4. **Calculate Part 2 (Area from 0 to 1):**
* We need to find the area under $y = 3^x - 2^x$.
* The special function for $3^x - 2^x$ is $\frac{3^x}{\ln 3} - \frac{2^x}{\ln 2}$.
* Plug in the numbers at the ends of our interval ($x=1$ and $x=0$) and subtract:
$(\frac{3^1}{\ln 3} - \frac{2^1}{\ln 2}) - (\frac{3^0}{\ln 3} - \frac{2^0}{\ln 2})$
$= (\frac{3}{\ln 3} - \frac{2}{\ln 2}) - (\frac{1}{\ln 3} - \frac{1}{\ln 2})$
$= \frac{3}{\ln 3} - \frac{1}{\ln 3} - \frac{2}{\ln 2} + \frac{1}{\ln 2}$
$= \frac{2}{\ln 3} - \frac{1}{\ln 2}$

5. **Add the two parts together:**
Total Area $= (\frac{1}{2\ln 2} - \frac{2}{3\ln 3}) + (\frac{2}{\ln 3} - \frac{1}{\ln 2})$
$= \frac{1}{2\ln 2} - \frac{2}{2\ln 2} + \frac{6}{3\ln 3} - \frac{2}{3\ln 3}$
$= -\frac{1}{2\ln 2} + \frac{4}{3\ln 3}$
This can be written as $\frac{4}{3\ln 3} - \frac{1}{2\ln 2}$.

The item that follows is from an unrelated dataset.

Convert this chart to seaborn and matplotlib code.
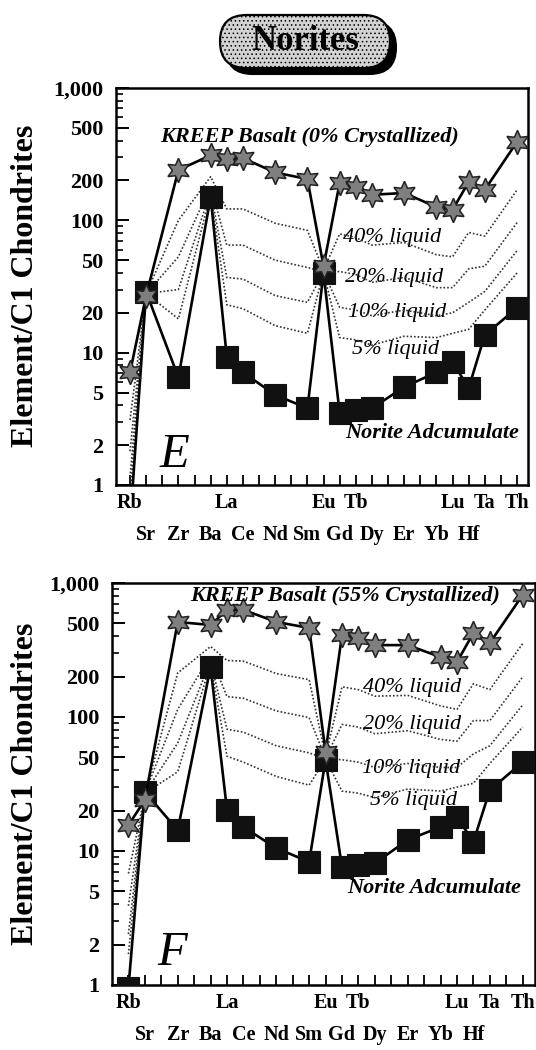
import numpy as np
import pandas as pd
import matplotlib
matplotlib.use("Agg")
import matplotlib.pyplot as plt
import matplotlib.transforms as mtransforms
from matplotlib.patches import FancyBboxPatch
from matplotlib.ticker import NullFormatter, LogLocator
import seaborn as sns

# ---------------- data ----------------
elements = ['Rb', 'Sr', 'Zr', 'Ba', 'La', 'Ce', 'Nd', 'Sm', 'Eu',
            'Gd', 'Tb', 'Dy', 'Er', 'Yb', 'Lu', 'Hf', 'Ta', 'Th']
element_pos = [1, 2, 4, 6, 7, 8, 10, 12, 13, 14, 15, 16, 18, 20, 21, 22, 23, 25]
top_row = ['Rb', 'La', 'Eu', 'Tb', 'Lu', 'Ta', 'Th']

# Panel E : KREEP basalt 0 % crystallized
kreep_0 = [7.1, 27, 240, 310, 290, 295, 230, 205, 45, 192, 179, 156, 161, 126, 120, 195, 170, 392]
cumulate_e = [0.5, 28.8, 6.5, 150, 9.3, 7.1, 4.8, 3.8, 40, 3.5, 3.7, 3.8, 5.5, 7.1, 8.5, 5.4, 13.6, 21.8]
liq40_e = [3.1, 28, 100, 214, 122, 122, 95, 84, 42, 79, 74, 65, 68, 55, 53, 81, 76, 170]
liq20_e = [1.8, 28, 53, 182, 65, 65, 50, 44, 41, 41, 39, 34, 37, 31, 31, 43, 45, 96]
liq10_e = [1.15, 28, 30, 166, 37, 36, 27, 24, 40.5, 22, 21, 19, 21, 19, 20, 24, 29, 59]
liq5_e = [0.83, 28, 18, 158, 23, 21.5, 16, 14, 40.3, 13, 12.5, 11.4, 13.3, 13, 14, 15, 21, 40]

# Panel F : KREEP basalt 55 % crystallized
kreep_55 = [15.6, 24, 512, 486, 630, 630, 512, 462, 55, 409, 388, 344, 344, 280, 257, 424, 357, 813]
cumulate_f = [0.95, 27.6, 14.3, 236, 20.2, 15.1, 10.5, 8.3, 48, 7.6, 7.9, 8.1, 12.1, 15.1, 17.9, 11.7, 28.5, 46]
liq40_f = [6.8, 26, 213, 336, 264, 261, 211, 190, 51, 168, 160, 143, 145, 121, 114, 177, 160, 353]
liq20_f = [3.9, 27, 114, 286, 142, 138, 111, 99, 49.4, 88, 84, 75, 79, 68, 66, 94, 94, 199]
liq10_f = [2.4, 27, 64, 261, 81, 77, 61, 54, 48.7, 48, 46, 42, 45, 42, 42, 53, 61, 123]
liq5_f = [1.7, 27, 39, 249, 51, 46, 36, 31, 48.4, 28, 27, 25, 29, 28, 30, 32, 45, 84]

ytick_vals = [1, 2, 5, 10, 20, 50, 100, 200, 500, 1000]
ytick_labels = ['1', '2', '5', '10', '20', '50', '100', '200', '500', '1,000']
liquid_labels = ['40% liquid', '20% liquid', '10% liquid', '5% liquid']

# ---------------- style ----------------
sns.set_style("ticks")
plt.rcParams['font.family'] = ['Liberation Serif', 'DejaVu Serif']
plt.rcParams['hatch.color'] = '#7a7a7a'
plt.rcParams['hatch.linewidth'] = 0.6
for key in ('text.color', 'axes.labelcolor', 'xtick.color', 'ytick.color', 'axes.edgecolor'):
    plt.rcParams[key] = 'black'

W, H = 536, 1050
fig = plt.figure(figsize=(W / 100, H / 100), dpi=100)


def px_axes(l, t, r, b):
    return fig.add_axes([l / W, 1 - b / H, (r - l) / W, (b - t) / H])


def draw_panel(ax, xlim, kreep, cum, liquids, kreep_label, letter, ann):
    ax.set_yscale('log')
    for vals in liquids:
        sns.lineplot(x=element_pos, y=vals, ax=ax, color='#333333', lw=1.2,
                     linestyle=(0, (1, 1.2)), sort=False, zorder=2)
    sns.lineplot(x=element_pos, y=cum, ax=ax, color='black', lw=1.9,
                 marker='s', markersize=16, markerfacecolor='#111111',
                 markeredgecolor='#111111', markeredgewidth=0.8,
                 sort=False, zorder=3)
    sns.lineplot(x=element_pos, y=kreep, ax=ax, color='black', lw=1.9,
                 marker=(6, 1, 0), markersize=17.5, markerfacecolor='#7f7f7f',
                 markeredgecolor='#222222', markeredgewidth=1.1,
                 sort=False, zorder=4)
    ax.set_xlim(*xlim)
    ax.set_ylim(1, 1000)
    ax.set_xlabel('')
    ax.set_ylabel('')

    # y axis
    ax.set_yticks(ytick_vals, labels=ytick_labels)
    ax.yaxis.set_minor_locator(LogLocator(base=10, subs=(3, 4, 6, 7, 8, 9), numticks=30))
    ax.yaxis.set_minor_formatter(NullFormatter())
    ax.tick_params(axis='y', which='major', direction='in', length=9, width=1.4,
                   labelsize=16, pad=9, right=False)
    ax.tick_params(axis='y', which='minor', direction='in', length=5, width=1.2, right=False)

    # x axis: top-row labels on major ticks, bottom-row labels on minor ticks
    labelled_top = [p for p, e in zip(element_pos, elements) if e in top_row]
    unlabelled = [p for p in range(1, 26) if p not in element_pos]
    major_pos = sorted(labelled_top + unlabelled)
    major_lab = [elements[element_pos.index(p)] if p in labelled_top else '' for p in major_pos]
    bottom_pos = [p for p, e in zip(element_pos, elements) if e not in top_row]
    bottom_lab = [e for e in elements if e not in top_row]
    ax.set_xticks(major_pos, labels=major_lab)
    ax.set_xticks(bottom_pos, labels=bottom_lab, minor=True)
    ax.tick_params(axis='x', which='both', direction='in', length=7, width=1.3,
                   labelsize=14.5, top=False)
    ax.tick_params(axis='x', which='major', pad=6)
    ax.tick_params(axis='x', which='minor', pad=29)
    for lab in ax.get_xticklabels(which='both') + ax.get_yticklabels():
        lab.set_fontweight('bold')

    for sp in ax.spines.values():
        sp.set_linewidth(1.8)
        sp.set_color('black')

    # annotations
    (kx, ky), liq_pos, (nx, ny), (lx, ly) = ann
    ax.text(kx, ky, kreep_label, ha='center', va='center', fontsize=16,
            fontweight='bold', fontstyle='italic', zorder=5)
    for (tx, ty), txt in zip(liq_pos, liquid_labels):
        ax.text(tx, ty, txt, ha='left', va='center', fontsize=16,
                fontstyle='italic', zorder=1)
    ax.text(nx, ny, 'Norite Adcumulate', ha='left', va='center', fontsize=16,
            fontweight='bold', fontstyle='italic', zorder=5)
    ax.text(lx, ly, letter, ha='left', va='baseline', fontsize=35,
            fontstyle='italic', zorder=5)


ax_e = px_axes(116, 88, 528, 485)
ax_f = px_axes(112, 583, 535, 985)

draw_panel(ax_e, (0.13, 25.68), kreep_0, cumulate_e,
           [liq40_e, liq20_e, liq10_e, liq5_e],
           'KREEP Basalt (0% Crystallized)', 'E',
           ((12.16, 427),
            [(14.2, 73.6), (14.33, 37.3), (14.52, 20.0), (14.77, 10.5)],
            (14.33, 2.47), (2.86, 1.37)))

draw_panel(ax_f, (0.0, 25.75), kreep_55, cumulate_f,
           [liq40_f, liq20_f, liq10_f, liq5_f],
           'KREEP Basalt (55% Crystallized)', 'F',
           ((14.18, 800),
            [(15.28, 165), (15.28, 87.2), (15.22, 41.6), (15.7, 24.0)],
            (14.3, 5.3), (2.74, 1.41)))

# y labels
for cy in (286, 784):
    fig.text(26 / W, 1 - cy / H, 'Element/C1 Chondrites', rotation=90,
             ha='center', va='center', fontsize=23, fontweight='bold')

# title pill with drop shadow
ident = mtransforms.IdentityTransform()
shadow = FancyBboxPatch((226, H - 74), 170, 53,
                        boxstyle='round,pad=0,rounding_size=26.5',
                        transform=ident, facecolor='black', edgecolor='black', lw=1.5)
pill = FancyBboxPatch((220, H - 68), 170, 53,
                      boxstyle='round,pad=0,rounding_size=26.5',
                      transform=ident, facecolor='#d2d2d2', edgecolor='black',
                      lw=1.6, hatch='....')
fig.add_artist(shadow)
fig.add_artist(pill)
fig.text(305 / W, 1 - 42 / H, 'Norites', ha='center', va='center',
         fontsize=25, fontweight='bold')

fig.savefig('out.png', dpi=100)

6. **Interpret the result and sketch the region:**
The value we found is the **total area** of the region above the x-axis, below the graph of $y = |3^x - 2^x|$, and between the vertical lines $x=-1$ and $x=1$.

**Sketch of the region:**
* The curve $y = |3^x - 2^x|$ always stays on or above the x-axis because of the absolute value.
* At $x=0$, the curve touches the x-axis ($|3^0 - 2^0| = |1-1| = 0$).
* As $x$ goes from $0$ to $1$: $y = 3^x - 2^x$. At $x=1$, $y = 3-2=1$. The curve goes up.
* As $x$ goes from $-1$ to $0$: $y = 2^x - 3^x$. At $x=-1$, $y = 2^{-1} - 3^{-1} = 1/2 - 1/3 = 1/6$. The curve also goes up from $x=-1$ towards $x=0$.
* So, the region looks like two "humps" or "lobes" that meet at the origin (0,0), staying entirely above the x-axis, enclosed by $x=-1$ on the left and $x=1$ on the right.